Evaluation of Loan Transactions
The court turned its attention to the allegations regarding the loan transactions involving Philip Kitzer and George Liederman. It noted that the plaintiffs had not successfully demonstrated that the directors had engaged in any misconduct related to these loans. The court emphasized that the bank's officers, rather than the directors, had been responsible for the loan disbursements, and there was no evidence that the directors had knowledge of any fraudulent activities surrounding the loans. Furthermore, the court highlighted that the bank had settled lawsuits arising from the Kitzer transactions prudently, recovering a significant portion of its liability. The directors were not found liable for honest errors in judgment, as the evidence did not show any negligence or improper conduct on their part regarding these loans. Thus, the court affirmed that the directors exercised sound business judgment in managing the loans and settling related disputes.

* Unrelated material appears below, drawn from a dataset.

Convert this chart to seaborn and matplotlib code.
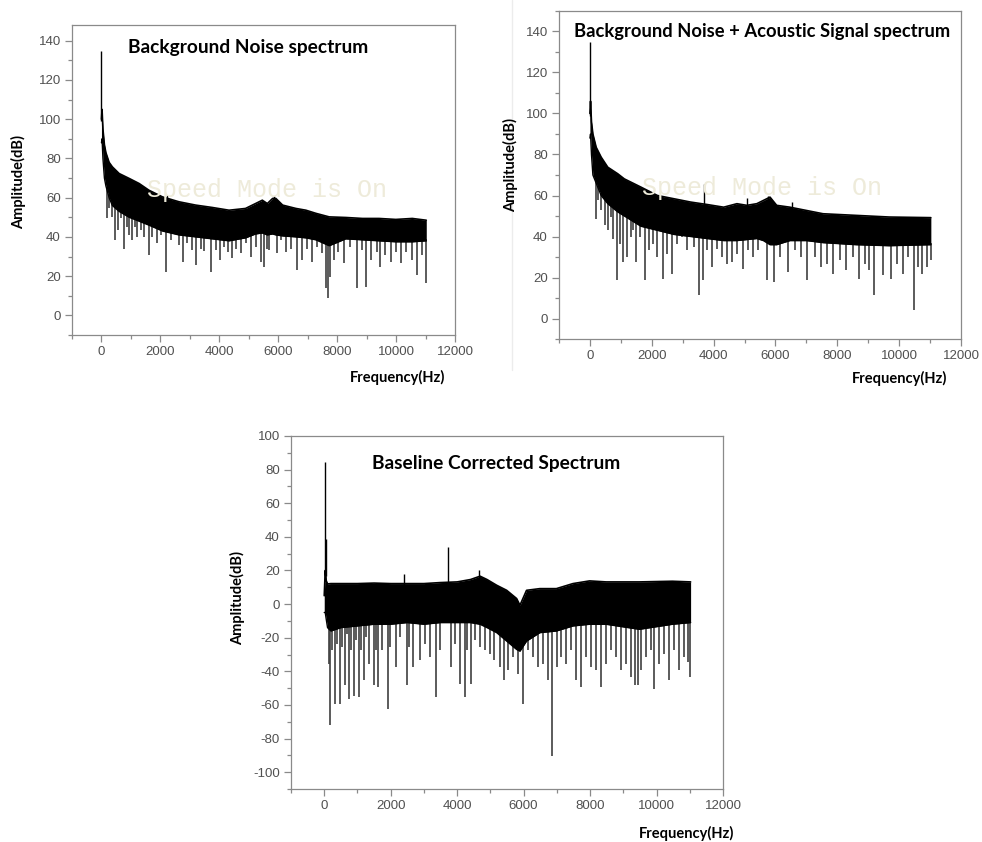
import numpy as np
import matplotlib
matplotlib.use("Agg")
import matplotlib.pyplot as plt
from matplotlib.ticker import MultipleLocator
import seaborn as sns

# ---------------- data ----------------
# Panel 1: Background Noise spectrum
f1_env = [0, 20, 50, 100, 150, 260, 370, 600, 940, 1280, 1610, 2070, 2630, 3200, 3760,
          4330, 4890, 5230, 5460, 5630, 5810, 5920, 6150, 6600, 6940, 7280, 7730, 8290,
          8860, 9420, 9990, 10550, 11025]
top1 = [100, 105, 95, 87, 83, 78, 75.7, 72.3, 69.8, 67.2, 63.8, 60.4, 57.9, 56.2, 55,
        53.6, 54.5, 57, 58.7, 57, 59.6, 59.6, 56.2, 54.5, 53.6, 52, 50.2, 49.9,
        49.4, 49.4, 48.9, 49.4, 48.5]
bot1 = [88, 90, 80, 70, 66, 60, 56, 53, 50, 48, 46, 43, 41, 40, 39,
        38, 39.5, 41.5, 42, 41, 41.5, 41, 40.5, 40, 39.5, 38.5, 35.5, 39,
        38.5, 38, 37.5, 37.5, 38]
spk1_f = [180, 258, 350, 460, 575, 654, 766, 880, 937, 1027,
          1140, 1220, 1332, 1445, 1614, 1727, 1898, 2010, 2203, 2349,
          2519, 2630, 2766, 2915, 3085, 3220, 3366, 3478, 3705, 3875,
          4010, 4156, 4305, 4440, 4553, 4722, 4892, 5061, 5231, 5400,
          5512, 5627, 5695, 5942, 6088, 6258, 6427, 6654, 6800, 6960,
          7139, 7332, 7502, 7637, 7682, 7750, 7898, 8044, 8237, 8428,
          8666, 8834, 8970, 9139, 9366, 9444, 9627, 9817, 9987, 10156,
          10350, 10529, 10722, 10868, 11003]
spk1_lo = [49.4, 54.5, 50, 38.4, 43.5, 49.4, 34, 45, 41, 38.4,
           45, 40, 43.5, 40, 30.7, 40, 36.7, 41, 22.2, 38.4,
           41.8, 35.8, 27.3, 36.7, 33.3, 25.6, 34, 33, 22.2, 33.3,
           28.2, 35, 32.4, 29, 34, 31.6, 36.7, 29.9, 35, 27.3,
           24.8, 34, 33.3, 31.6, 38.4, 32.4, 34, 23, 28.2, 34,
           27.3, 35, 31.6, 13.8, 8.7, 19.7, 28.2, 32.4, 26.5, 35,
           13.8, 33.3, 14.6, 28.2, 32.4, 24.8, 30.7, 27.3, 32.4, 26.5,
           32.4, 28.2, 20.5, 30.7, 16.3]
up1_f = [0, 2230, 5840]
up1_hi = [135, 61.3, 61]

# Panel 2: Background Noise + Acoustic Signal spectrum
f2_env = [0, 20, 50, 96, 203, 364, 578, 900, 1113, 1649, 2184, 2720, 3255, 3790, 4325,
          4754, 5075, 5396, 5610, 5824, 6039, 6467, 7002, 7537, 8608, 9679, 11025]
top2 = [100, 106, 96, 90, 83.5, 78.7, 73.8, 70.6, 68.1, 64.1, 60, 58.4, 56.8, 55.6, 54.3,
        56, 55.2, 56, 57.6, 59.2, 55.2, 54.3, 52.7, 51.1, 50.3, 49.5, 49.2]
bot2 = [88, 90, 80, 70, 66, 60, 56, 52, 50, 45, 43, 41, 40, 39, 38,
        38, 38.5, 39, 38, 36, 36, 38, 38, 37, 36, 35.5, 36]
spk2_f = [192, 267, 374, 482, 588, 675, 760, 888, 974, 1081,
          1189, 1318, 1403, 1489, 1617, 1788, 1906, 2045, 2174, 2356,
          2495, 2655, 2816, 2977, 3137, 3352, 3513, 3652, 3780, 3941,
          4101, 4262, 4422, 4583, 4744, 4960, 5120, 5281, 5428, 5717,
          5962, 6145, 6392, 6627, 6842, 7035, 7270, 7485, 7678, 7860,
          8075, 8290, 8504, 8687, 8880, 9040, 9201, 9469, 9737, 9930,
          10110, 10293, 10464, 10615, 10754, 10915, 11020]
spk2_lo = [48.7, 57.6, 52.7, 45.4, 43, 49.4, 38.9, 18.6, 36.5, 27.5,
           30, 39.7, 43, 27.5, 39.7, 18.6, 33.2, 36.5, 30, 19.5,
           31.6, 21.9, 36.5, 39.7, 33.2, 34.8, 11.3, 18.6, 33.2, 25.1,
           34, 30, 26.8, 27.5, 31.6, 24.3, 33.2, 30, 33.2, 18.6,
           17.8, 30, 22.7, 33.2, 30, 18.6, 30, 25.1, 26.8, 21.9,
           28.4, 23.5, 30, 19.5, 26.8, 23.5, 11.3, 21, 19.5, 26.8,
           21.9, 30, 4, 25.1, 21.9, 25.1, 28.4]
up2_f = [0, 3700, 5075, 5770, 6520]
up2_hi = [135, 65.7, 59, 60, 56.8]

# Panel 3: Baseline Corrected Spectrum
f3_env = [0, 30, 60, 100, 200, 500, 1000, 1500, 2000, 2495, 3000, 3493, 4000, 4400, 4690,
          4900, 5190, 5490, 5790, 5890, 6088, 6487, 6986, 7485, 7984, 8483, 9481, 10479, 11025]
top3 = [5, 20, 14, 12, 12.2, 12.2, 12.2, 12.5, 12.2, 12.2, 12.2, 12.8, 13.2, 14.6, 16.6,
        14.6, 11.2, 8.2, 3.3, -0.7, 8.2, 9.2, 9.2, 12.2, 13.8, 13.2, 13.2, 13.6, 13.2]
bot3 = [-5, -5, -9, -14, -16, -14, -13, -12, -12, -11, -12, -11, -11, -11, -12,
        -14, -17, -22, -27, -28, -22, -17, -16, -13, -12, -12, -15, -12, -11]
spk3_f = [140, 170, 240, 320, 390, 460, 540, 620, 690, 740,
          820, 890, 960, 1040, 1120, 1190, 1260, 1340, 1490, 1560,
          1620, 1740, 1910, 1990, 2090, 2160, 2290, 2490, 2560, 2660,
          2790, 2890, 3040, 3190, 3360, 3490, 3820, 3940, 4090, 4230,
          4310, 4410, 4530, 4680, 4830, 4980, 5110, 5280, 5400, 5540,
          5690, 5840, 5990, 6140, 6290, 6440, 6590, 6740, 6860, 6990,
          7140, 7290, 7440, 7590, 7740, 7890, 8040, 8190, 8340, 8490,
          8640, 8790, 8940, 9090, 9240, 9340, 9440, 9530, 9680, 9830,
          9910, 10080, 10230, 10380, 10530, 10680, 10830, 10960, 11020]
spk3_lo = [-35.5, -72.2, -27.5, -59.3, -23.5, -59.3, -25.6, -48.4, -17.6, -56.3,
           -27.5, -54.4, -21.6, -55.4, -27.5, -45.4, -19.6, -35.5, -48.4, -27.5,
           -49.4, -27.5, -62.3, -25.6, -11.7, -37.5, -19.6, -48.4, -25.6, -37.5,
           -11.7, -33.5, -23.5, -31.5, -55.4, -27.5, -37.5, -23.5, -47.4, -55.4,
           -27.5, -47.4, -21.6, -25.6, -27.5, -29.5, -33.5, -37.5, -45.4, -39.5,
           -31.5, -41.4, -59.3, -27.5, -31.5, -37.5, -35.5, -45.4, -90.1, -37.5,
           -31.5, -35.5, -27.5, -45.4, -49.4, -31.5, -37.5, -39.5, -49.4, -35.5,
           -27.5, -31.5, -39.5, -35.5, -43.4, -48.4, -48.4, -39.5, -31.5, -27.5,
           -50.4, -35.5, -29.5, -45.4, -27.5, -39.5, -31.5, -34.5, -43.4]
up3_f = [20, 40, 2400, 3720, 4650]
up3_hi = [84.7, 39, 18, 34.1, 20]

titles = ["Background Noise spectrum",
          "Background Noise + Acoustic Signal spectrum",
          "Baseline Corrected Spectrum"]
xlabel = "Frequency(Hz)"
ylabel = "Amplitude(dB)"
watermark = "Speed Mode is On"

# ---------------- figure ----------------
sns.set_style("ticks")
plt.rcParams['font.family'] = ['Liberation Sans', 'DejaVu Sans']
plt.rcParams['axes.unicode_minus'] = False

W, H = 982, 842
fig = plt.figure(figsize=(W / 100, H / 100), dpi=100)


def add_ax(l, t, r, b):
    return fig.add_axes([l / W, 1 - b / H, (r - l) / W, (b - t) / H])


def ftext(x, y, s, **kw):
    return fig.text(x / W, 1 - y / H, s, **kw)


FRAME = '#8a8a8a'
TICKLAB = '#505050'
SPIKE = '#404040'


def draw_panel(ax, f_env, top, bot, sf, slo, uf, uhi, ylim, ymajor, yminor):
    ax.fill_between(f_env, bot, top, color='black', lw=0, zorder=3)
    sns.lineplot(x=f_env, y=top, ax=ax, color='black', lw=1.2, zorder=4,
                 estimator=None, sort=False)
    sns.lineplot(x=f_env, y=bot, ax=ax, color='black', lw=1.0, zorder=4,
                 estimator=None, sort=False)
    base = np.interp(sf, f_env, bot) + 1.0
    ax.vlines(sf, slo, base, color=SPIKE, lw=1.2, zorder=2)
    ubase = np.interp(uf, f_env, top) - 1.0
    ax.vlines(uf, ubase, uhi, color='black', lw=1.0, zorder=4)
    ax.set_xlim(-1000, 12000)
    ax.set_ylim(*ylim)
    ax.xaxis.set_major_locator(MultipleLocator(2000))
    ax.xaxis.set_minor_locator(MultipleLocator(1000))
    ax.yaxis.set_major_locator(MultipleLocator(ymajor))
    ax.yaxis.set_minor_locator(MultipleLocator(yminor))
    ax.tick_params(which='both', direction='out', color=FRAME, width=0.9,
                   top=False, right=False)
    ax.tick_params(which='major', length=5, labelsize=9.5, labelcolor=TICKLAB, pad=3)
    ax.tick_params(which='minor', length=3)
    for s in ax.spines.values():
        s.set_visible(True)
        s.set_color(FRAME)
        s.set_linewidth(0.9)
    ax.set_xlabel('')
    ax.set_ylabel('')
    ax.grid(False)


ax1 = add_ax(72, 25, 455, 335)
draw_panel(ax1, f1_env, top1, bot1, spk1_f, spk1_lo, up1_f, up1_hi,
           (-10, 148), 20, 10)
ax2 = add_ax(559, 11, 961, 339)
draw_panel(ax2, f2_env, top2, bot2, spk2_f, spk2_lo, up2_f, up2_hi,
           (-10, 150), 20, 10)
ax3 = add_ax(291, 436, 723, 789)
draw_panel(ax3, f3_env, top3, bot3, spk3_f, spk3_lo, up3_f, up3_hi,
           (-110, 100), 20, 10)

# watermarks
wm_kw = dict(family='Liberation Mono', fontsize=18, color='#eeebda',
             ha='center', va='center', zorder=1)
ftext(267, 190, watermark, **wm_kw)
ftext(762, 188, watermark, **wm_kw)

# titles
t_kw = dict(family=['Lato', 'DejaVu Sans'], fontweight='bold',
            color='black', ha='left', va='center')
ftext(128, 47, titles[0], fontsize=13.8, **t_kw)
ftext(574, 31, titles[1], fontsize=13.2, **t_kw)
ftext(372, 463, titles[2], fontsize=13.8, **t_kw)

# axis labels
l_kw = dict(family=['Lato', 'DejaVu Sans'], fontweight='bold', fontsize=10.5,
            color='black', ha='center', va='center')
ftext(19, 182, ylabel, rotation=90, **l_kw)
ftext(511, 165, ylabel, rotation=90, **l_kw)
ftext(238, 598, ylabel, rotation=90, **l_kw)
ftext(398, 377, xlabel, **l_kw)
ftext(900, 378, xlabel, **l_kw)
ftext(687, 833, xlabel, **l_kw)

# faint frame line of the second picture
fig.add_artist(plt.Line2D([512 / W, 512 / W], [1 - 370 / H, 1.0],
                          transform=fig.transFigure, color='#ececec', lw=1))

fig.savefig('out.png', dpi=100)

Final Conclusion on Directors' Liability
In its conclusion, the court reiterated the principle that directors are not insurers of their corporate agents and cannot be held liable for the actions of others unless they fail to adequately supervise the business. The court found that the plaintiffs had not provided sufficient evidence to connect any alleged negligence or wrongdoing to the directors regarding the claims made. It emphasized that absent evidence of bad faith, fraud, or gross overreaching, the courts must respect the business judgment exercised by corporate directors. The trial court’s findings were determined to be well-founded and supported by the record, leading the appellate court to affirm the judgment in favor of the defendants. Thus, the appellate court upheld the trial court's decision to grant judgment at the close of the plaintiffs' case, affirming the directors' actions as being within the bounds of their fiduciary responsibilities.